Thirdly, Bird’s theological discussion is, at times, shallow. An example is his rejection of verbal inspiration (which does not sit comfortably in a volume entitled ‘Evangelical’). Bird believes inspiration is at the “level of concepts, framework, worldview, and idea” not words. He avers that 2 Peter 1:20-21 speaks only of the inspiration of biblical authors and “God-breathed” in 2 Tim. 3:16 as a “neologism” is “ambiguous” (639). But there is no interaction with the classic biblical texts used to prove verbal inspiration. For example, Paul believed the apostles’ message was inspired right down to the very words they used (1 Cor. 2:13). Israel received the “very words [ta logia] of God” (Rom. 3:2; Acts 7:38). Jesus cited the human comment in Gen. 2:24 with the introduction “the creator [God] said” (Matt. 19:4-5). Indeed, the NT uses “God said” and “Scripture said” interchangeably (e.g. Rom. 9:13, 15, 17). When the OT prophets proclaimed, “Thus says the Lord” was it true or not? These are well-trodden paths but Bird seems unaware of them and that about a critical topic.
Michael Bird’s books as NT specialist are superb. I have found them spectacularly helpful and recommend them highly. I wish I could say the same about Evangelical Theology.
Marty Foord is an ordained Anglican minister and for the last fourteen years has been teaching systematic theology at Trinity Theological College, Perth
1 Luther, Lectures on Galatians (1535) 2:4-5, D. Martin Luthers Werke. Kritische Gesamtausgabe, ed. Jaroslav Pelikan and Helmut Lehmann (Hermann Böhlaus Nachfolger, 1883-), 40:168.20-26.

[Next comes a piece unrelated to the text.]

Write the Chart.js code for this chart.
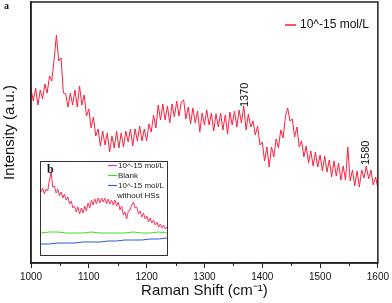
<!DOCTYPE html>
<html>
<head>
<meta charset="utf-8">
<script src="https://cdn.jsdelivr.net/npm/chart.js@4/dist/chart.umd.min.js"></script>
<style>
html,body{margin:0;padding:0;background:#fff;}
#wrap{position:relative;width:392px;height:303px;}
#main{position:absolute;left:0;top:0;}
#insetBox{position:absolute;left:40px;top:161px;width:128px;height:95px;box-sizing:border-box;border:1px solid #333;background:#fff;}
#inset{display:block;}
</style>
</head>
<body>
<div id="wrap">
<canvas id="main" width="392" height="303"></canvas>
<div id="insetBox"><canvas id="inset" width="126" height="93"></canvas></div>
</div>
<script>
// ---- data ----
const shiftStart = 1000;          // cm^-1
const mainStep = 4;               // spacing of main spectrum samples
const mainIntensity = [
174,162,175,158,173,164,179,170,187,182,
204,228,202,205,170,169,156,170,158,173,
156,177,158,168,147,154,135,146,127,134,
117,132,118,130,111,127,115,132,115,130,
116,132,121,134,117,134,122,137,122,134,
122,139,131,148,135,158,143,159,143,157,
140,159,146,162,147,161,163,144,156,139,
155,140,152,131,150,138,153,138,150,132,
149,136,150,133,148,129,151,138,152,136,
153,140,157,133,149,136,142,128,137,118,
121,102,116,96,116,106,124,115,133,125,
146,155,142,144,126,136,116,122,106,117,
100,112,97,111,96,108,92,107,91,103,
86,102,87,100,83,97,83,116,82,93,
77,92,76,93,85,97,84,93,78,86,
75];
const insetStep = 8;
const insetSample = [
64,68,62,67,65,76,84,69,70,63,
67,60,64,58,62,56,59,52,55,48,
50,44,49,42,48,43,50,45,53,48,
56,51,57,52,58,53,58,54,58,52,
57,52,56,51,56,50,54,46,50,41,
44,37,45,46,51,54,48,49,42,45,
39,43,37,40,34,38,33,36,31,34,
29,32,28,31,27,29];
const flatStep = 40;
const insetBlank = [23,24,24,23,23,23,24,23,23,23,23,24,23,23,24,23];
const insetNoHS  = [12,12,13,13,13,14,14,14,15,15,16,16,16,17,17,18];
const xTicks = [1000,1100,1200,1300,1400,1500,1600];
const xMinor = [1050,1150,1250,1350,1450,1550];
const peakLabels = ['1370','1580'];
const peakPos = [1370,1580];
const peakBase = [156,98];
const mainLegend = '10^-15 mol/L';
const insetLegend = ['10^-15 mol/L','Blank','10^-15 mol/L','without HSs'];

const toXY = (arr, step) => arr.map((v,i)=>({x: shiftStart + i*step, y: v}));
const FONT = '"Liberation Sans", Arial, sans-serif';

const mainDecor = {
  id:'mainDecor',
  afterDraw(chart){
    const {ctx, chartArea:a, scales:{x,y}} = chart;
    ctx.save();
    ctx.strokeStyle='#222'; ctx.lineWidth=1.5;
    ctx.strokeRect(a.left, a.top, a.right-a.left, a.bottom-a.top);
    ctx.lineWidth=1;
    xMinor.forEach(v=>{const px=Math.round(x.getPixelForValue(v))+0.5;ctx.beginPath();ctx.moveTo(px,a.bottom);ctx.lineTo(px,a.bottom+3);ctx.stroke();});
    ctx.fillStyle='#111'; ctx.font='11px '+FONT;
    peakLabels.forEach((t,i)=>{
      ctx.save();
      ctx.translate(x.getPixelForValue(peakPos[i]), y.getPixelForValue(peakBase[i]));
      ctx.rotate(-Math.PI/2);
      ctx.textAlign='left'; ctx.textBaseline='middle';
      ctx.fillText(t,0,0);
      ctx.restore();
    });
    // legend
    ctx.strokeStyle='rgb(255,30,60)'; ctx.lineWidth=1.5;
    ctx.beginPath(); ctx.moveTo(285,25); ctx.lineTo(296,25); ctx.stroke();
    ctx.fillStyle='#111'; ctx.font='12px '+FONT; ctx.textAlign='left'; ctx.textBaseline='middle';
    ctx.fillText(mainLegend,300,25);
    // panel label
    ctx.font='bold 10px "Liberation Serif", "DejaVu Serif", serif';
    ctx.fillText('a',4,6);
    ctx.restore();
  }
};

new Chart(document.getElementById('main'),{
  type:'line',
  data:{datasets:[{data:toXY(mainIntensity,mainStep),borderColor:'rgb(255,30,60)',borderWidth:1,pointRadius:0,tension:0}]},
  options:{
    responsive:false, animation:false,
    layout:{padding:{top:2,right:12,left:0,bottom:0}},
    plugins:{legend:{display:false},tooltip:{enabled:false}},
    scales:{
      x:{type:'linear',min:1000,max:1600,
         afterBuildTicks(s){s.ticks=xTicks.map(v=>({value:v}));},
         afterFit(s){s.height=40;},
         ticks:{color:'#111',font:{family:FONT,size:10},padding:3,maxRotation:0,callback:(v)=>String(v)},
         grid:{display:true,drawOnChartArea:false,drawTicks:true,tickLength:5,color:'#222'},
         border:{display:true,color:'#222',width:1.5},
         title:{display:true,text:'Raman Shift (cm\u207B\u00B9)',color:'#111',font:{family:FONT,size:15},padding:{top:0,bottom:3}}},
      y:{min:0,max:261,
         afterFit(s){s.width=31;},
         ticks:{display:false},
         grid:{display:false},
         border:{display:true,color:'#222',width:1.5},
         title:{display:true,text:'Intensity (a.u.)',color:'#111',font:{family:FONT,size:15},padding:{top:1,bottom:0}}}
    }
  },
  plugins:[mainDecor]
});

const insetDecor = {
  id:'insetDecor',
  afterDraw(chart){
    const ctx=chart.ctx;
    ctx.save();
    ctx.font='bold 12px "Liberation Serif", "DejaVu Serif", serif';
    ctx.fillStyle='#111'; ctx.textBaseline='middle'; ctx.textAlign='left';
    ctx.fillText('b',6,8);
    const cols=['#c040c8','#44dd22','#3355dd'];
    const ys=[3,13,23];
    ctx.lineWidth=1.2;
    cols.forEach((c,i)=>{ctx.strokeStyle=c;ctx.beginPath();ctx.moveTo(67,ys[i]+0.5);ctx.lineTo(76,ys[i]+0.5);ctx.stroke();});
    ctx.font='8px '+FONT; ctx.fillStyle='#222';
    ctx.fillText(insetLegend[0],77,4);
    ctx.fillText(insetLegend[1],77,14);
    ctx.fillText(insetLegend[2],77,24);
    ctx.fillText(insetLegend[3],76,34);
    ctx.restore();
  }
};

new Chart(document.getElementById('inset'),{
  type:'line',
  data:{datasets:[
    {data:toXY(insetSample,insetStep),borderColor:'rgb(255,50,90)',borderWidth:1,pointRadius:0,tension:0},
    {data:toXY(insetBlank,flatStep),borderColor:'#44dd22',borderWidth:1,pointRadius:0,tension:0},
    {data:toXY(insetNoHS,flatStep),borderColor:'#3355dd',borderWidth:1,pointRadius:0,tension:0}
  ]},
  options:{
    responsive:false, animation:false,
    layout:{padding:0},
    plugins:{legend:{display:false},tooltip:{enabled:false}},
    scales:{
      x:{type:'linear',display:false,min:1000,max:1600},
      y:{display:false,min:1,max:94}
    }
  },
  plugins:[insetDecor]
});
</script>
</body>
</html>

2 J. N. D. Kelly, Early Christian Creeds (3d ed.; New York: D. McKay Co., 1972), 420. See especially Liuwe H. Westra, The Apostles’ Creed: Origin, History and Some Early Commentaries (Instrumenta Patristica Et Mediaevalia 43; Turnhout: Brepols, 2002).
3 Richard A. Muller, Post-Reformation Reformed Dogmatics: The Rise and Development of Reformed Orthodoxy, Ca. 1520 to Ca. 1725 (4 vols., 2nd ed.; Grand Rapids: Baker Academics, 2003).